Provided information>
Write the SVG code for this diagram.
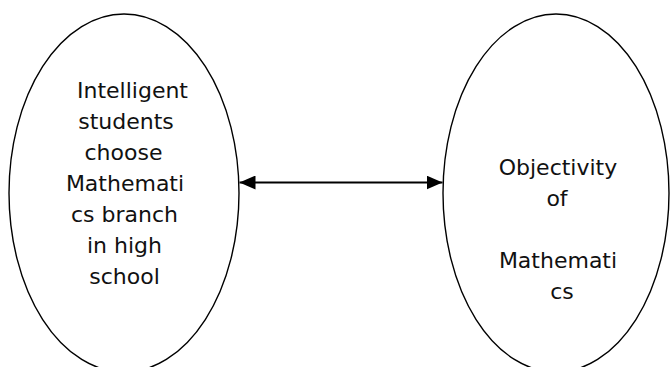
<svg xmlns="http://www.w3.org/2000/svg" width="670" height="367" viewBox="0 0 670 367">
  <defs>
    <style>
      .node ellipse { fill: #ffffff; stroke: #000000; stroke-width: 1.4; }
      .label { font-family: "DejaVu Sans", "Liberation Sans", sans-serif; font-size: 22px; fill: #111111; text-anchor: middle; }
      .conn { stroke: #000000; stroke-width: 2; fill: none; }
    </style>
    <marker id="arrowEnd" markerUnits="userSpaceOnUse" markerWidth="16" markerHeight="14" refX="16" refY="7" orient="auto">
      <path d="M0,0 L16,7 L0,14 Z" fill="#000000"/>
    </marker>
    <marker id="arrowStart" markerUnits="userSpaceOnUse" markerWidth="16" markerHeight="14" refX="0" refY="7" orient="auto">
      <path d="M16,0 L0,7 L16,14 Z" fill="#000000"/>
    </marker>
  </defs>
  <rect width="670" height="367" fill="#ffffff"/>
  <g id="node-left" class="node">
    <ellipse cx="124" cy="193" rx="115" ry="179"/>
    <text class="label" x="132.5" y="98">Intelligent</text>
    <text class="label" x="126" y="129">students</text>
    <text class="label" x="123.5" y="160">choose</text>
    <text class="label" x="125" y="191">Mathemati</text>
    <text class="label" x="124.5" y="222">cs branch</text>
    <text class="label" x="124.5" y="253">in high</text>
    <text class="label" x="124.5" y="284">school</text>
  </g>
  <g id="node-right" class="node">
    <ellipse cx="556" cy="193" rx="113" ry="179"/>
    <text class="label" x="558" y="175">Objectivity</text>
    <text class="label" x="557" y="206">of</text>
    <text class="label" x="558" y="268">Mathemati</text>
    <text class="label" x="562" y="299">cs</text>
  </g>
  <g id="connectors">
    <line class="conn" x1="239.5" y1="182.5" x2="442.5" y2="182.5" marker-start="url(#arrowStart)" marker-end="url(#arrowEnd)"/>
  </g>
</svg>
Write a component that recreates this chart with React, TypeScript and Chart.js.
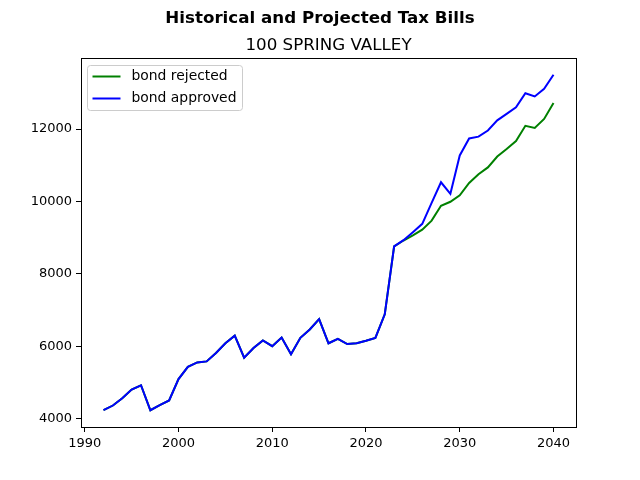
import React, { useEffect, useRef } from "react";
import { Chart, registerables } from "chart.js";

Chart.register(...registerables);

// Tax years shown on the chart
const years = [
  1992, 1993, 1994, 1995, 1996, 1997, 1998, 1999, 2000, 2001, 2002, 2003,
  2004, 2005, 2006, 2007, 2008, 2009, 2010, 2011, 2012, 2013, 2014, 2015,
  2016, 2017, 2018, 2019, 2020, 2021, 2022, 2023, 2024, 2025, 2026, 2027,
  2028, 2029, 2030, 2031, 2032, 2033, 2034, 2035, 2036, 2037, 2038, 2039,
  2040,
];

// Actual bills 1992–2023 (shared by both scenarios)
const historicalBills = [
  4230, 4360, 4560, 4800, 4920, 4230, 4370, 4500, 5090, 5430, 5550, 5580,
  5810, 6080, 6290, 5680, 5950, 6160, 6000, 6240, 5780, 6230, 6460, 6750,
  6080, 6200, 6060, 6080, 6150, 6230, 6880, 8760,
];

// Projected bills 2024–2040
const projectedRejected = [
  8920, 9060, 9220, 9470, 9880, 9990, 10170, 10510, 10750, 10940, 11240,
  11450, 11670, 12090, 12030, 12280, 12720,
];
const projectedApproved = [
  8930, 9150, 9380, 9960, 10530, 10210, 11270, 11740, 11790, 11960, 12240,
  12420, 12600, 12990, 12900, 13110, 13500,
];

const xTicks = [1990, 2000, 2010, 2020, 2030, 2040];
const yTicks = [4000, 6000, 8000, 10000, 12000];

const seriesLabels = ["bond rejected", "bond approved"];
const seriesColors = ["#008000", "#0000ff"];

const FONT = "'DejaVu Sans', sans-serif";

const toPoints = (vals: number[]) =>
  vals.map((v, i) => ({ x: years[i], y: v }));

const rejectedSeries = historicalBills.concat(projectedRejected);
const approvedSeries = historicalBills.concat(projectedApproved);

// 5% padding around the data range on both axes
const pad = (lo: number, hi: number) => {
  const m = (hi - lo) * 0.05;
  return [lo - m, hi + m];
};
const [xMin, xMax] = pad(Math.min(...years), Math.max(...years));
const allVals = rejectedSeries.concat(approvedSeries);
const [yMin, yMax] = pad(Math.min(...allVals), Math.max(...allVals));

const framePlugin = {
  id: "frameAndTitles",
  afterDraw(chart: any) {
    const { ctx, chartArea } = chart;
    const { left, right, top, bottom } = chartArea;
    ctx.save();
    // axes box
    ctx.strokeStyle = "#000";
    ctx.lineWidth = 1;
    ctx.strokeRect(
      Math.round(left) + 0.5,
      Math.round(top) + 0.5,
      Math.round(right - left),
      Math.round(bottom - top)
    );

    // titles
    ctx.fillStyle = "#000";
    ctx.textAlign = "center";
    ctx.textBaseline = "alphabetic";
    ctx.font = `bold 16.7px ${FONT}`;
    ctx.fillText("Historical and Projected Tax Bills", 320, 23);
    ctx.font = `16.7px ${FONT}`;
    ctx.fillText("100 SPRING VALLEY", (left + right) / 2, 49.5);

    // legend
    const bx = left + 6.5;
    const by = top + 7.5;
    const bw = 155;
    const bh = 45;
    const r = 3;
    ctx.beginPath();
    ctx.moveTo(bx + r, by);
    ctx.lineTo(bx + bw - r, by);
    ctx.arcTo(bx + bw, by, bx + bw, by + r, r);
    ctx.lineTo(bx + bw, by + bh - r);
    ctx.arcTo(bx + bw, by + bh, bx + bw - r, by + bh, r);
    ctx.lineTo(bx + r, by + bh);
    ctx.arcTo(bx, by + bh, bx, by + bh - r, r);
    ctx.lineTo(bx, by + r);
    ctx.arcTo(bx, by, bx + r, by, r);
    ctx.closePath();
    ctx.fillStyle = "rgba(255,255,255,0.8)";
    ctx.fill();
    ctx.strokeStyle = "#cccccc";
    ctx.stroke();

    ctx.font = `13.9px ${FONT}`;
    ctx.textAlign = "left";
    ctx.textBaseline = "middle";
    seriesLabels.forEach((label, i) => {
      const cy = by + 11 + i * 22;
      ctx.strokeStyle = seriesColors[i];
      ctx.lineWidth = 2;
      ctx.beginPath();
      ctx.moveTo(bx + 5, cy);
      ctx.lineTo(bx + 33, cy);
      ctx.stroke();
      ctx.fillStyle = "#000";
      ctx.fillText(label, bx + 44, cy);
    });
    ctx.restore();
  },
};

export default function App() {
  const canvasRef = useRef<HTMLCanvasElement | null>(null);

  useEffect(() => {
    if (!canvasRef.current) return;
    const keepOnly = (vals: number[]) => (scale: any) => {
      scale.ticks = vals.map((v) => ({ value: v }));
    };
    const chart = new Chart(canvasRef.current, {
      type: "line",
      data: {
        datasets: [
          {
            label: seriesLabels[0],
            data: toPoints(rejectedSeries),
            borderColor: seriesColors[0],
            borderWidth: 2,
            pointRadius: 0,
            tension: 0,
            fill: false,
            order: 1,
          },
          {
            label: seriesLabels[1],
            data: toPoints(approvedSeries),
            borderColor: seriesColors[1],
            borderWidth: 2,
            pointRadius: 0,
            tension: 0,
            fill: false,
            order: 0,
          },
        ],
      },
      options: {
        animation: false,
        responsive: false,
        events: [],
        layout: { padding: { left: 0, right: 64, top: 58, bottom: 0 } },
        plugins: {
          legend: { display: false },
          title: { display: false },
          tooltip: { enabled: false },
        },
        scales: {
          x: {
            type: "linear",
            min: xMin,
            max: xMax,
            afterBuildTicks: keepOnly(xTicks),
            afterFit: (s: any) => {
              s.height = 53;
            },
            grid: {
              display: true,
              drawOnChartArea: false,
              drawTicks: true,
              tickLength: 5,
              tickColor: "#000",
            },
            border: { display: true, color: "#000", width: 1 },
            ticks: {
              color: "#000",
              font: { family: FONT, size: 13 },
              padding: 4,
              maxRotation: 0,
              callback: (v: any) => String(v),
            },
          },
          y: {
            type: "linear",
            min: yMin,
            max: yMax,
            afterBuildTicks: keepOnly(yTicks),
            afterFit: (s: any) => {
              s.width = 81;
            },
            grid: {
              display: true,
              drawOnChartArea: false,
              drawTicks: true,
              tickLength: 5,
              tickColor: "#000",
            },
            border: { display: true, color: "#000", width: 1 },
            ticks: {
              color: "#000",
              font: { family: FONT, size: 13 },
              padding: 4,
              callback: (v: any) => String(v),
            },
          },
        },
      },
      plugins: [framePlugin],
    });
    return () => chart.destroy();
  }, []);

  return (
    <div
      style={{
        position: "fixed",
        left: 0,
        top: 0,
        width: 640,
        height: 480,
        background: "#fff",
      }}
    >
      <canvas ref={canvasRef} width={640} height={480} />
    </div>
  );
}
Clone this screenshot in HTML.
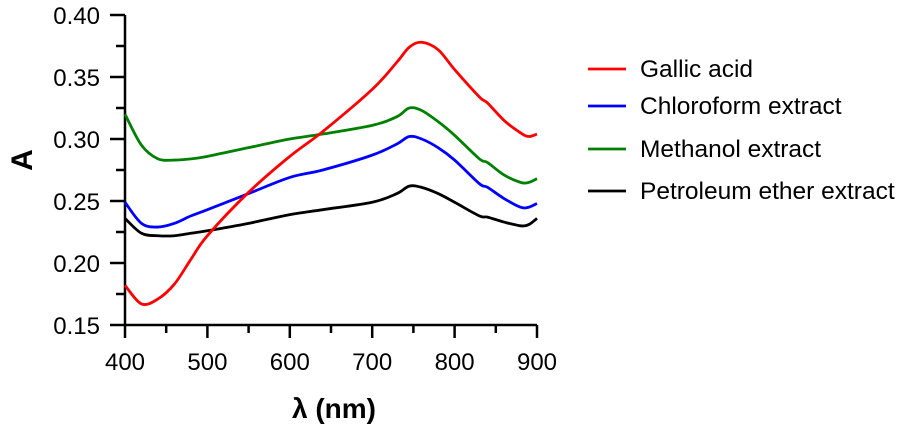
<!DOCTYPE html>
<html><head><meta charset="utf-8"><style>
html,body{margin:0;padding:0;background:#fff;}
svg{display:block;font-family:"Liberation Sans",Arial,sans-serif;}
</style></head><body>
<svg id="chart" width="898" height="428" viewBox="0 0 898 428"></svg>
<script>
const wavelengths=[400,420,440,460,480,500,550,600,640,700,730,745,760,780,800,830,840,860,880,890,900];
const gallic=[0.182,0.167,0.171,0.183,0.203,0.222,0.257,0.286,0.306,0.340,0.362,0.374,0.378,0.372,0.356,0.334,0.329,0.315,0.305,0.302,0.304];
const chloroform=[0.249,0.232,0.229,0.232,0.238,0.243,0.256,0.269,0.275,0.287,0.296,0.302,0.300,0.293,0.283,0.264,0.261,0.252,0.245,0.245,0.248];
const methanol=[0.320,0.295,0.284,0.283,0.284,0.286,0.293,0.300,0.304,0.311,0.318,0.325,0.323,0.314,0.303,0.284,0.281,0.271,0.265,0.265,0.268];
const petroleum=[0.236,0.224,0.222,0.222,0.224,0.226,0.232,0.239,0.243,0.249,0.256,0.262,0.261,0.256,0.249,0.238,0.237,0.233,0.230,0.231,0.236];
const seriesNames=["Gallic acid","Chloroform extract","Methanol extract","Petroleum ether extract"];
const xTicks=[400,500,600,700,800,900];
const yTicks=[0.15,0.20,0.25,0.30,0.35,0.40];

const NS="http://www.w3.org/2000/svg";
const svg=document.getElementById('chart');
const X0=125,X1=537,Y0=325,Y1=15;
function xs(v){return X0+(v-400)/500*(X1-X0);}
function ys(v){return Y0-(v-0.15)/0.25*(Y0-Y1);}
function mk(t,a,p){const e=document.createElementNS(NS,t);for(const k in a)e.setAttribute(k,a[k]);(p||svg).appendChild(e);return e;}

const axes=mk('g',{});


mk('line',{x1:X0,y1:Y1,x2:X0,y2:Y0,stroke:'#000','stroke-width':2.5},axes);
mk('line',{x1:X0,y1:Y0,x2:X1,y2:Y0,stroke:'#000','stroke-width':2.5},axes);
for(let i=0;i<=10;i++){const v=400+i*50;mk('line',{x1:xs(v),y1:Y0,x2:xs(v),y2:Y0+(i%2?8:13),stroke:'#000','stroke-width':2.5},axes);}
for(let i=0;i<=10;i++){const v=0.15+i*0.025;mk('line',{x1:X0-(i%2?9:15),y1:ys(v),x2:X0,y2:ys(v),stroke:'#000','stroke-width':2.5},axes);}
xTicks.forEach(v=>{const t=mk('text',{x:xs(v),y:370,'text-anchor':'middle','font-size':24},axes);t.textContent=v;

});
yTicks.forEach(v=>{const t=mk('text',{x:100,y:ys(v)+9,'text-anchor':'end','font-size':24},axes);t.textContent=v.toFixed(2);

});
const yt=mk('text',{x:0,y:0,'font-size':30,'font-weight':'bold','text-anchor':'middle',transform:'translate(32,160) rotate(-90)'});
yt.textContent='A';


const xt=mk('text',{x:334,y:418,'font-size':28,'font-weight':'bold','text-anchor':'middle'});
xt.textContent='λ (nm)';



function smoothPath(xsA,ysA){
 const p=xsA.map((x,i)=>[xs(x),ys(ysA[i])]);
 let d='M'+p[0][0]+','+p[0][1];
 for(let i=0;i<p.length-1;i++){
  const p0=p[Math.max(0,i-1)],p1=p[i],p2=p[i+1],p3=p[Math.min(p.length-1,i+2)];
  const c1=[p1[0]+(p2[0]-p0[0])/6,p1[1]+(p2[1]-p0[1])/6];
  const c2=[p2[0]-(p3[0]-p1[0])/6,p2[1]-(p3[1]-p1[1])/6];
  d+=' C'+c1[0]+','+c1[1]+' '+c2[0]+','+c2[1]+' '+p2[0]+','+p2[1];
 }
 return d;
}
const series=[[petroleum,'#000','petroleum-line'],[chloroform,'#0000ff','chloroform-line'],[methanol,'#008000','methanol-line'],[gallic,'#ff0000','gallic-line']];
series.forEach(s=>{const e=mk('path',{d:smoothPath(wavelengths,s[0]),fill:'none',stroke:s[1],'stroke-width':2.8});

});

const legColors=['#ff0000','#0000ff','#008000','#000'];
const legY=[69,106,149,191];
seriesNames.forEach((n,i)=>{
 const g=mk('g',{});
 
 
 mk('line',{x1:588,y1:legY[i],x2:626,y2:legY[i],stroke:legColors[i],'stroke-width':2.8},g);
 const t=mk('text',{x:640,y:legY[i]+8,'font-size':24.5},g);t.textContent=n;
});
</script>
</body></html>
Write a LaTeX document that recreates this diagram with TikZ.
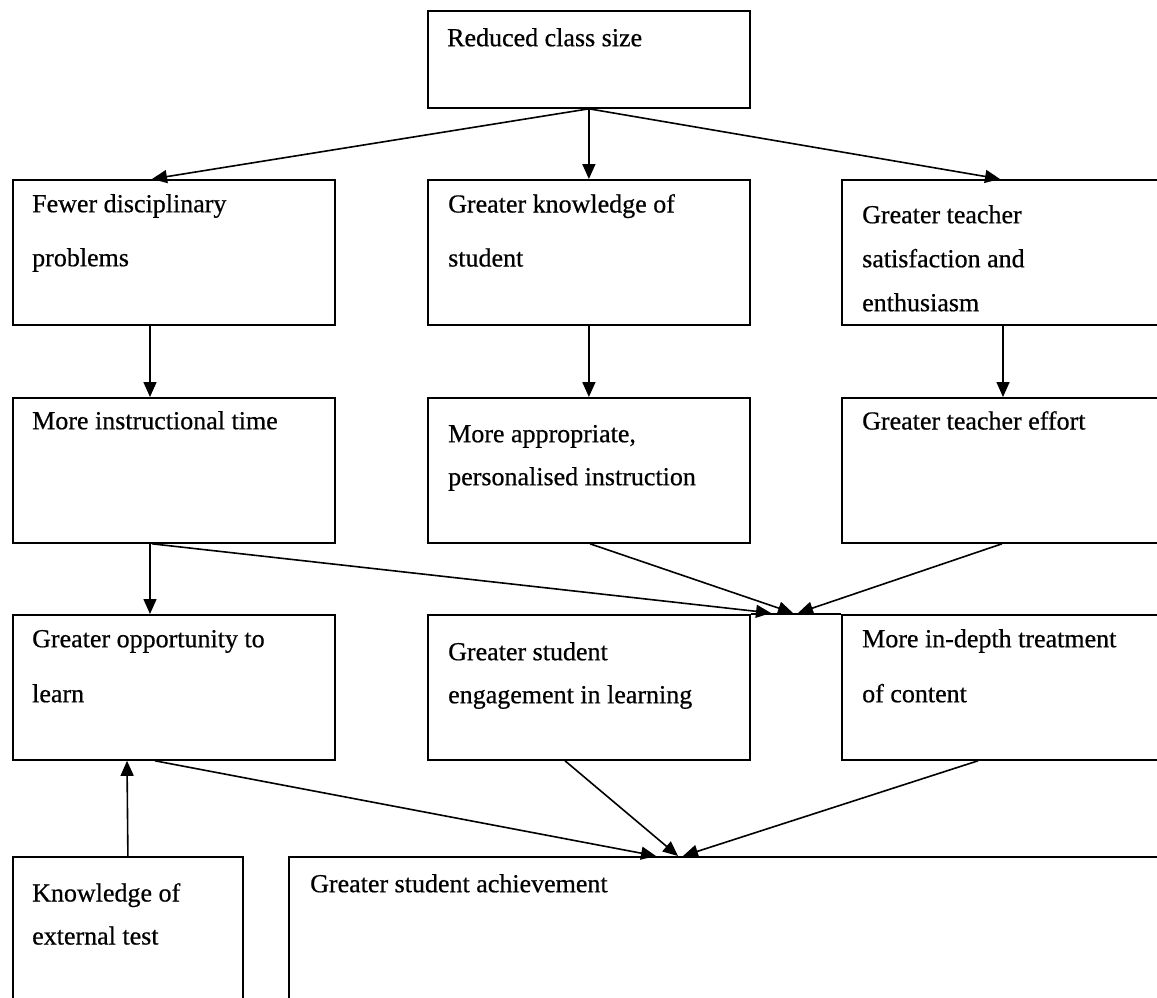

Exercise directions>
Word for word, repeat the lines above from the one with "Clone this screenshot in HTML." through the one with "const yTicks=[0.15,0.20,0.25,0.30,0.35,0.40];", and nothing beyond them. Omit the pictures.

Complete answer>
Clone this screenshot in HTML.
<!DOCTYPE html>
<html><head><meta charset="utf-8"><style>
html,body{margin:0;padding:0;background:#fff;}
svg{display:block;font-family:"Liberation Sans",Arial,sans-serif;}
</style></head><body>
<svg id="chart" width="898" height="428" viewBox="0 0 898 428"></svg>
<script>
const wavelengths=[400,420,440,460,480,500,550,600,640,700,730,745,760,780,800,830,840,860,880,890,900];
const gallic=[0.182,0.167,0.171,0.183,0.203,0.222,0.257,0.286,0.306,0.340,0.362,0.374,0.378,0.372,0.356,0.334,0.329,0.315,0.305,0.302,0.304];
const chloroform=[0.249,0.232,0.229,0.232,0.238,0.243,0.256,0.269,0.275,0.287,0.296,0.302,0.300,0.293,0.283,0.264,0.261,0.252,0.245,0.245,0.248];
const methanol=[0.320,0.295,0.284,0.283,0.284,0.286,0.293,0.300,0.304,0.311,0.318,0.325,0.323,0.314,0.303,0.284,0.281,0.271,0.265,0.265,0.268];
const petroleum=[0.236,0.224,0.222,0.222,0.224,0.226,0.232,0.239,0.243,0.249,0.256,0.262,0.261,0.256,0.249,0.238,0.237,0.233,0.230,0.231,0.236];
const seriesNames=["Gallic acid","Chloroform extract","Methanol extract","Petroleum ether extract"];
const xTicks=[400,500,600,700,800,900];
const yTicks=[0.15,0.20,0.25,0.30,0.35,0.40];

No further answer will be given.